Belfast Telegraph

St Patrick’s isn’t a celebration, it is simply a national disgrace

By Kevin Myers

It’s high time Ireland’s politicians lived up to their promises and brought an end to the hideous and demeaning farce of St Patrick's Day.

It has become an occasion of national humiliation for years now. It should really be called St Patrick's DNA, as across the world, Irishmen and women have shown in full and shameful manner how we cannot be trusted to celebrate the day without making drunken disgraces of ourselves.

To measure one's national pride by advancing the cause of cirrhosis is truly bizarre: Liver Dance.

Perhaps not surprisingly, with governments endorsing the Drunken Paddy stereotype across the world, the plain people of Ireland dutifully conform to expectations, both at home and abroad.

But we have already informally established the caricature elsewhere, with the transformation of First Holy Communion into an excuse for girls to be draped with huge Joan Collins wigs, fake tan and make-up.

And the Catholic Church, |as broken as a Mormon lap-dancing club in Afghanistan, is speechless at this degradation of the consecration of bread and wine into the living body and blood of Jesus Christ, the redeemer of mankind.

And no, I'm not saying that — it's what the Catholic Church actually believes. Yet it nonetheless allows the parents of a seven-year old girl to dress her up like a trollop in order to celebrate this momentous day and then to spend the aftermath getting paralytic. Men once gave their lives to keep the faith alive: now it's an excuse for alcoholic comas. It doesn't stop there. The survival of Irish traditional dance is one of the cultural triumphs of this country: but it has now been turned into a burlesque caricature as little girls are attired like tarts, with bogus ringlets, eyeliner and false eyelashes, and yet more tan.

And they are then adorned in phony dresses apparently torn from the Book of Kells; the result looks like some grisly Hibernian minstrel show. Dance is dance, it doesn't need bogus costumes, hair extensions or make-up to make it authentic.

St Patrick's Day has thus become the one-day distillation of a ghastly year-long caricature. If the BBC were to offer comparable stereotypes of such paddy-whackery, we would be howling about the racist portrayals of the Irish.

Indeed, when the mayor of New York made some perfectly accurate observations about Irish behaviour there on St Patrick's Day, the Irish Voice newspaper predictably shrieked: ‘Mayor Bloomberg outrages Irish Americans with “people that are totally inebriated hanging out windows” comments.’

I'm sure lots of people were outraged, indignation/anger/offendedness being the default mode of the Irish. The point is: was Bloomberg right? If he was, what's the problem? Do Italians or Swedes or Spanish hang drunkenly out of windows on their national days? So, we all know the caricature is essentially correct. Our per-capita alcoholic consumption is exceeded by only a couple of central European states with names like Boldova that have officially been declared lunatic asylums by the UN and placed in armed quarantine. But what makes our figures worse is that we have a huge population that doesn't drink at all, so that those who do drink really do drink.
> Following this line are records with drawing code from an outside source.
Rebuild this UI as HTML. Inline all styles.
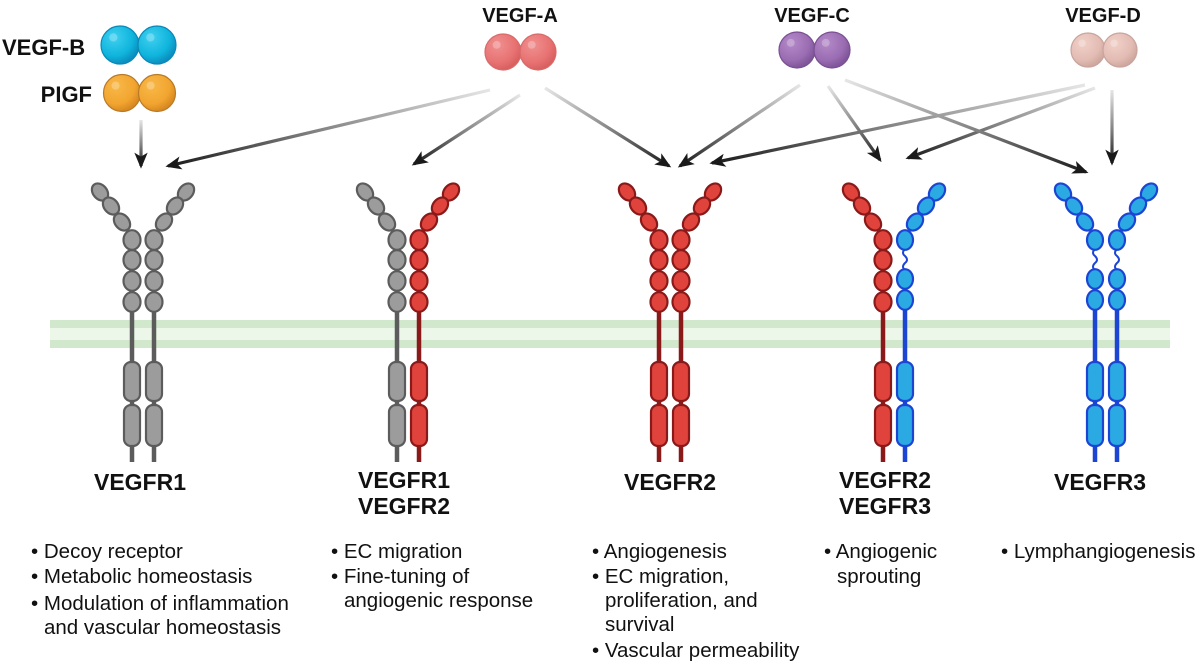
<!DOCTYPE html>
<html><head><meta charset="utf-8"><style>
html,body{margin:0;padding:0;background:#fff;}
svg{display:block;font-family:"Liberation Sans",Arial,sans-serif;}
.lb{font-weight:bold;font-size:20px;fill:#111;}
.lb2{font-weight:bold;font-size:22px;fill:#111;}
.rl{font-weight:bold;font-size:23px;fill:#111;}
.bt{font-size:20.5px;fill:#111;}
</style></head><body>
<svg id="s" width="1200" height="662" viewBox="0 0 1200 662" xmlns="http://www.w3.org/2000/svg">
<defs>
<radialGradient id="gB" cx="35%" cy="30%" r="70%"><stop offset="0" stop-color="#3fd0f0"/><stop offset="0.7" stop-color="#0fb4dc"/><stop offset="1" stop-color="#0b8fc0"/></radialGradient>
<radialGradient id="gP" cx="35%" cy="30%" r="70%"><stop offset="0" stop-color="#f8b848"/><stop offset="0.7" stop-color="#f2a530"/><stop offset="1" stop-color="#d88a20"/></radialGradient>
<radialGradient id="gA" cx="35%" cy="30%" r="70%"><stop offset="0" stop-color="#f09090"/><stop offset="0.7" stop-color="#e87272"/><stop offset="1" stop-color="#d86060"/></radialGradient>
<radialGradient id="gC" cx="35%" cy="30%" r="70%"><stop offset="0" stop-color="#b48ac8"/><stop offset="0.7" stop-color="#9a6cb2"/><stop offset="1" stop-color="#80559a"/></radialGradient>
<radialGradient id="gD" cx="35%" cy="30%" r="70%"><stop offset="0" stop-color="#f0d0c8"/><stop offset="0.7" stop-color="#e3bcb4"/><stop offset="1" stop-color="#cfa8a0"/></radialGradient>
<marker id="ah" viewBox="0 0 12 10" refX="10" refY="5" markerWidth="5" markerHeight="5" orient="auto" markerUnits="strokeWidth"><path d="M0,0 L12,5 L0,10 L3,5 Z" fill="#1a1a1a"/></marker>
</defs>
<rect x="50" y="320" width="1120" height="28" fill="#d2e8cc"/>
<rect x="50" y="328" width="1120" height="12" fill="#ecf6e9"/>
<g id="arrows"></g>
<g id="recs"></g>
<g id="lig"></g>
<text class="lb2" x="2" y="55">VEGF-B</text>
<text class="lb2" x="92" y="102" text-anchor="end">PIGF</text>
<text class="lb" x="520" y="22" text-anchor="middle">VEGF-A</text>
<text class="lb" x="812" y="22" text-anchor="middle">VEGF-C</text>
<text class="lb" x="1103" y="22" text-anchor="middle">VEGF-D</text>
<text class="rl" x="140" y="490" text-anchor="middle">VEGFR1</text>
<text class="rl" x="404" y="488" text-anchor="middle">VEGFR1</text>
<text class="rl" x="404" y="514" text-anchor="middle">VEGFR2</text>
<text class="rl" x="670" y="490" text-anchor="middle">VEGFR2</text>
<text class="rl" x="885" y="488" text-anchor="middle">VEGFR2</text>
<text class="rl" x="885" y="514" text-anchor="middle">VEGFR3</text>
<text class="rl" x="1100" y="490" text-anchor="middle">VEGFR3</text>
<g class="bt">
<text x="31" y="558">• Decoy receptor</text>
<text x="31" y="583">• Metabolic homeostasis</text>
<text x="31" y="610">• Modulation of inflammation</text>
<text x="44" y="634">and vascular homeostasis</text>
<text x="331" y="558">• EC migration</text>
<text x="331" y="583">• Fine-tuning of</text>
<text x="344" y="607">angiogenic response</text>
<text x="592" y="558">• Angiogenesis</text>
<text x="592" y="583">• EC migration,</text>
<text x="605" y="607">proliferation, and</text>
<text x="605" y="631">survival</text>
<text x="592" y="657">• Vascular permeability</text>
<text x="824" y="558">• Angiogenic</text>
<text x="837" y="583">sprouting</text>
<text x="1001" y="558">• Lymphangiogenesis</text>
</g>
</svg>
<script>
(function(){
var NS="http://www.w3.org/2000/svg";
function el(p,n,a){var e=document.createElementNS(NS,n);for(var k in a)e.setAttribute(k,a[k]);p.appendChild(e);return e;}
var defs=document.querySelector("defs");
var A=document.getElementById("arrows");
var arr=[[141,120,141,166],[490,90,168,166],[520,95,414,164],[545,88,669,166],
[800,85,680,166],[1085,85,712,163],[828,86,880,160],[1095,88,908,158],[845,80,1086,172],[1112,90,1112,163]];
arr.forEach(function(a,i){
 var g=el(defs,"linearGradient",{id:"lg"+i,gradientUnits:"userSpaceOnUse",x1:a[0],y1:a[1],x2:a[2],y2:a[3]});
 el(g,"stop",{offset:"0","stop-color":"#e6e6e6"});
 el(g,"stop",{offset:"0.55","stop-color":"#808080"});
 el(g,"stop",{offset:"1","stop-color":"#1a1a1a"});
 el(A,"line",{x1:a[0],y1:a[1],x2:a[2],y2:a[3],stroke:"url(#lg"+i+")","stroke-width":"3.2","marker-end":"url(#ah)"});
});
var R=document.getElementById("recs");
var C={g:["#9c9c9c","#5c5c5c","#5c5c5c"],r:["#e0433b","#8a1a1a","#8a1a1a"],b:["#2aa9e2","#1c45d4","#1c45d4"]};
function chain(x,side,t){
 var c=C[t];var sw=2.2;
 el(R,"line",{x1:x,y1:300,x2:x,y2:462,stroke:c[2],"stroke-width":4.5});
 [[362,401],[405,446]].forEach(function(b){el(R,"rect",{x:x-8,y:b[0],width:16,height:b[1]-b[0],rx:7,fill:c[0],stroke:c[1],"stroke-width":sw});});
 var d=[[32,192],[21,206],[10,222]];
 d.forEach(function(p){var cx=x+side*p[0];el(R,"ellipse",{cx:cx,cy:p[1],rx:9.5,ry:7,transform:"rotate("+(side<0?50:-50)+" "+cx+" "+p[1]+")",fill:c[0],stroke:c[1],"stroke-width":sw});});
 var ys=t==="b"?[240,279,300]:[240,260,281,302];
 if(t==="b"){
   el(R,"path",{d:"M"+x+",249 q-4,4 0,7 q4,4 0,7 q-4,4 0,7",fill:"none",stroke:c[1],"stroke-width":2});
 }
 ys.forEach(function(y){el(R,"ellipse",{cx:x,cy:y,rx:t==="b"?8:8.5,ry:9.8,fill:c[0],stroke:c[1],"stroke-width":sw});});
}
chain(132,-1,"g");chain(154,1,"g");
chain(397,-1,"g");chain(419,1,"r");
chain(659,-1,"r");chain(681,1,"r");
chain(883,-1,"r");chain(905,1,"b");
chain(1095,-1,"b");chain(1117,1,"b");
var L=document.getElementById("lig");
function dimer(x1,x2,y,r,g,st){
 [x1,x2].forEach(function(x){el(L,"circle",{cx:x,cy:y,r:r,fill:"url(#"+g+")",stroke:st,"stroke-width":1.2});
 el(L,"circle",{cx:x-r*0.35,cy:y-r*0.4,r:r*0.22,fill:"#fff",opacity:0.25});});
}
dimer(120,157,45,19,"gB","#0a88b8");
dimer(122,157,93,18.5,"gP","#b87a28");
dimer(503,538,52,18,"gA","#d86a6a");
dimer(797,832,50,18,"gC","#7a4f92");
dimer(1088,1120,50,17,"gD","#c8a49c");
})();
</script>
</body></html>
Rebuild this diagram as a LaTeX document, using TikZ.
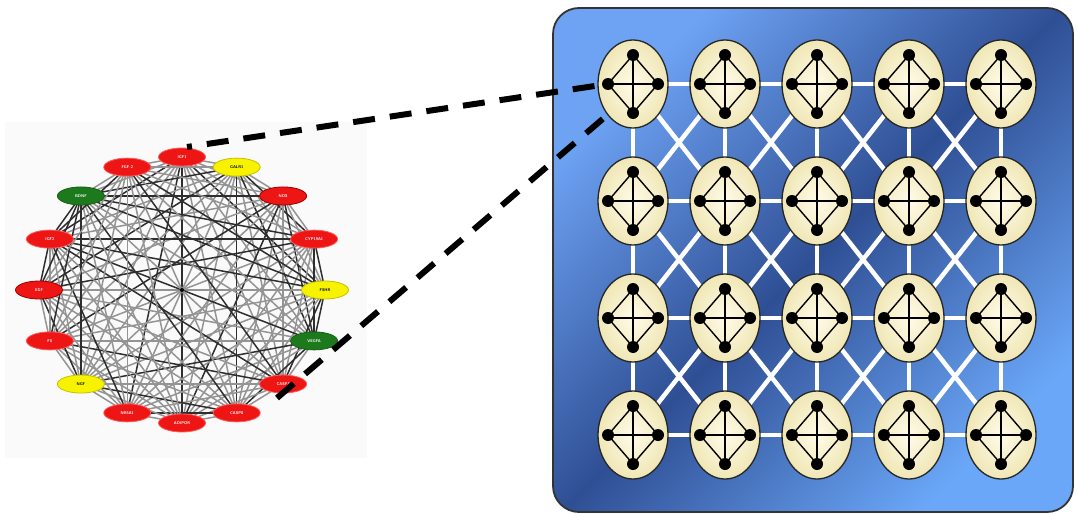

Yet far from being ashamed at this achievement, it forms the heart of a really perverse national characteristic. We like to boast how much alcohol we consume — but if outsiders then agree with us, they're indulging in anti-Irish racism, and the cry goes up, ‘Call the speech police immediately. Our feelings are being hurt.’

Governments can't do much about the social culture of the people they rule. After all, Russian ways survived 80 years of totalitarian communism.

But they could start by cancelling all state-sponsored booze-ups on St Patrick's Day, with all this year's receptions cancelled — not least because they'll actually be paid for by our grandchildren. Pubs and off-licences should only be allowed to open an hour after St Patrick's parades are over.

Street drinking must be rewarded with booze being poured over the offender's head. And public urination should be punished by making offenders — both male and female — pass water into specially -made 220-volt floor-sockets at the local police station.

We’ve had plenty of law. Perhaps it’s time for some order.